By: Angie Haddock
“All you have is all you need,” is the life lesson entrepreneur Mignon François learned as she turned the $5 she had to feed her family dinner for the week into a multi-million-dollar bakery brand. With no experience and no recipe for success – or cake for that matter – her path was truly made from scratch. In this memoir, Mignon shares her story of climbing out of a life of continuous upsets, struggle, and lack to building a legacy that would bless her and future generations.
The Cupcake Collection is a Nashville staple, so of course I had to jump on this one! And, because she’s been around town for a minute, I’d read parts of Mignon’s story before – in snippets, in local magazines and the like. But this fleshed-out version held many surprises to me.
Ms. François grew up (mostly?) in New Orleans, where food is a way of life. So I had assumed that her skills behind the oven came from her family. And ultimately, they sort of do, but not directly.
She had originally thought about being a doctor, but found herself pregnant with her first child while still a teen.

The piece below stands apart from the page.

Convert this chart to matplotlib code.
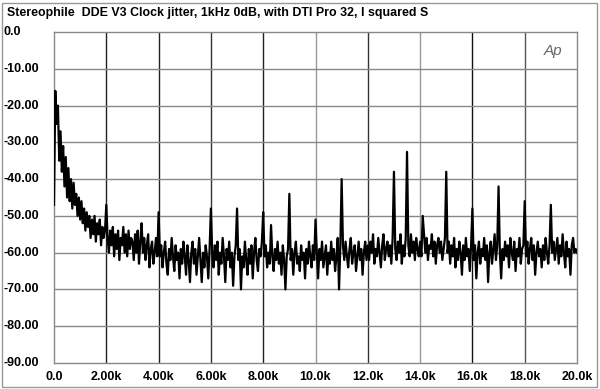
import matplotlib
matplotlib.use("Agg")
import matplotlib.pyplot as plt
import numpy as np

plt.rcParams['font.family'] = ['Liberation Sans', 'DejaVu Sans']

title = "Stereophile  DDE V3 Clock jitter, 1kHz 0dB, with DTI Pro 32, I squared S"

# level in dB, one row per kHz, read every 50 Hz from the picture
level_rows = [
    [-47, -16, -25, -20, -35, -27, -38, -31, -42, -34, -45, -37, -46, -40, -48, -41, -47, -44, -50, -45],
    [-51, -46, -52, -48, -54, -49, -53, -50, -56, -51, -55, -50, -57, -52, -55, -51, -58, -53, -56, -54],
    [-47, -56, -60, -54, -58, -53, -61, -55, -59, -54, -62, -56, -58, -53, -60, -55, -61, -54, -59, -56],
    [-57, -62, -55, -60, -54, -63, -57, -52, -60, -56, -62, -58, -55, -64, -59, -57, -63, -60, -56, -61],
    [-49, -61, -58, -64, -60, -57, -63, -66, -59, -62, -56, -61, -65, -58, -62, -60, -67, -59, -63, -57],
    [-61, -66, -58, -62, -68, -60, -57, -63, -59, -66, -61, -56, -62, -68, -60, -64, -58, -61, -67, -59],
    [-48, -60, -64, -58, -62, -57, -66, -60, -63, -56, -61, -68, -59, -62, -57, -64, -60, -69, -61, -58],
    [-48, -62, -59, -70, -61, -64, -57, -62, -66, -59, -63, -58, -67, -60, -56, -62, -65, -59, -61, -57],
    [-49, -61, -58, -64, -60, -63, -52.5, -61, -65, -59, -62, -57, -63, -60, -66, -58, -62, -70, -61, -59],
    [-44, -62, -59, -66, -60, -57, -63, -61, -65, -58, -62, -60, -67, -59, -63, -57, -61, -64, -58, -62],
    [-51, -60, -67, -59, -62, -57, -64, -61, -58, -66, -60, -63, -57, -62, -59, -65, -61, -56, -70, -58],
    [-40, -58, -62, -57, -61, -64, -59, -56, -63, -60, -58, -65, -61, -57, -62, -59, -66, -60, -57, -62],
    [-58, -62, -57, -60, -55, -63, -59, -61, -56, -60, -64, -58, -55, -62, -59, -57, -61, -58, -63, -56],
    [-38, -59, -62, -57, -60, -55, -63, -58, -61, -56, -32.6, -58, -61, -55, -60, -57, -62, -56, -59, -61],
    [-57, -61, -50, -55, -60, -56, -62, -58, -59, -55, -61, -57, -63, -58, -56, -60, -57, -62, -59, -56],
    [-38, -60, -57, -63, -58, -61, -56, -64, -59, -62, -57, -60, -66, -58, -62, -56, -61, -59, -65, -58],
    [-48, -62, -58, -67, -60, -57, -63, -59, -61, -56, -62, -58, -68, -60, -57, -63, -59, -55, -62, -58],
    [-42, -60, -67, -59, -62, -57, -61, -58, -64, -56, -60, -62, -57, -65, -59, -61, -56, -63, -59, -58],
    [-46, -61, -57, -63, -59, -56, -62, -58, -66, -60, -57, -61, -59, -64, -58, -62, -56, -60, -63, -58],
    [-47, -60, -57, -62, -59, -56, -63, -58, -61, -55, -60, -64, -57, -61, -59, -66, -58, -56, -60, -59],
]
level_end = -60  # value at 20 kHz

level = [v for row in level_rows for v in row] + [level_end]
freq = np.arange(len(level)) * 50.0

xticks = [0, 2000, 4000, 6000, 8000, 10000, 12000, 14000, 16000, 18000, 20000]
xlabels = ["0.0", "2.00k", "4.00k", "6.00k", "8.00k", "10.0k", "12.0k", "14.0k", "16.0k", "18.0k", "20.0k"]
yticks = [0, -10, -20, -30, -40, -50, -60, -70, -80, -90]
ylabels = ["0.0", "-10.00", "-20.00", "-30.00", "-40.00", "-50.00", "-60.00", "-70.00", "-80.00", "-90.00"]
vgrid_col = ['#222222', '#222222', '#333333', '#222222', '#999999', '#333333', '#999999', '#111111', '#555555']

fig = plt.figure(figsize=(6.0, 3.89), dpi=100)
ax = fig.add_axes([54 / 600, 1 - 363 / 389, 523 / 600, 331 / 389])

for x, c in zip(xticks[1:-1], vgrid_col):
    ax.axvline(x, color=c, lw=1.0, zorder=1)
for y in yticks[1:-1]:
    ax.axhline(y, color='#888888', lw=1.0, zorder=1)

ax.plot(freq, level, color='black', lw=1.6, zorder=3)

ax.set_xlim(0, 20000)
ax.set_ylim(-90, 0)
ax.set_xticks(xticks)
ax.set_xticklabels(xlabels)
ax.set_yticks(yticks)
ax.set_yticklabels([])
ax.tick_params(length=0, labelsize=9, pad=6)
for t in ax.get_xticklabels():
    t.set_fontweight('bold')
for y, lab in zip(yticks, ylabels):
    fig.text(4 / 600, 1 - (32 + (-y) * 331 / 90) / 389, lab, fontsize=9,
             fontweight='bold', ha='left', va='center')
for s in ax.spines.values():
    s.set_color('#888888')
    s.set_linewidth(1.0)

ax.text(0.972, 0.965, "Ap", transform=ax.transAxes, ha='right', va='top',
        fontsize=11, style='italic', color='#666666', fontweight='light')

fig.text(7 / 600, 1 - 13 / 389, title, fontsize=8.9, fontweight='bold',
         ha='left', va='center')

fig.patches.append(plt.Rectangle((2 / 600, 2 / 389), 595 / 600, 384 / 389,
                                 transform=fig.transFigure, fill=False,
                                 edgecolor='#999999', lw=1.0))

fig.savefig("out.png", dpi=100)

Only a year later, she married a man 11 years older than her, who already had 3 kids of his own. To say her life didn’t go as planned would be a huge understatement.

After many moves, more kids, infidelity, car repossessions, and having their phones and electricity turned off more often than they were on… the François family landed in Nashville. And initially, they were on the same track here. But the tenacity that grew here started with finding a home in the Germantown area, and finding a way to afford it with all the financial problems on their record. They bought the house – and the eventual first location for their cupcake empire – by first flipping another house for the seller. They did not get paid money, they got paid in him financing the next house for them. And it was also a fixer-upper. But it got there, little by little.
Mignon’s next big move – the idea to start a bakery business – was going out on an even shakier limb. Because she did not have a love of baking, or know how to do it! She had heard on the radio that people were having bake sales to pay off debts, and just decided to do it. (She did call her grandma for a little advice.)
Now, here’s where I have to put some caveats out for potential readers. This is an amazing story, by all accounts. And the author gives all the glory to God for it. Again, this was not new to me, as I’d heard parts of this story before. But her love of that radio show – Dave Ramsey’s – might irk some people. (His reputation among the locals here is… notsogreat.)
And truly, the whole book is written from a very religious perspective. Ideas and struggles alike are presented as teaching moments from God to Mignon personally. That language might not be for everyone, so I just wanted to give y’all a head’s up.
Now, The Cupcake Collection has locations in both Nashville and New Orleans, and ships cupcakes nationwide. They also do wedding cakes, pop-ups, have merch… you name it. It’s a well-established brand that sprang from an unlikely place. But obviously the owner – who practiced baking at home for two years before she started taking her goods into the world – had just the tenacity and spirit needed to take on this endeavor!
This one comes out today, and I was able to read an advanced copy thanks to the fine folks at Books Forward.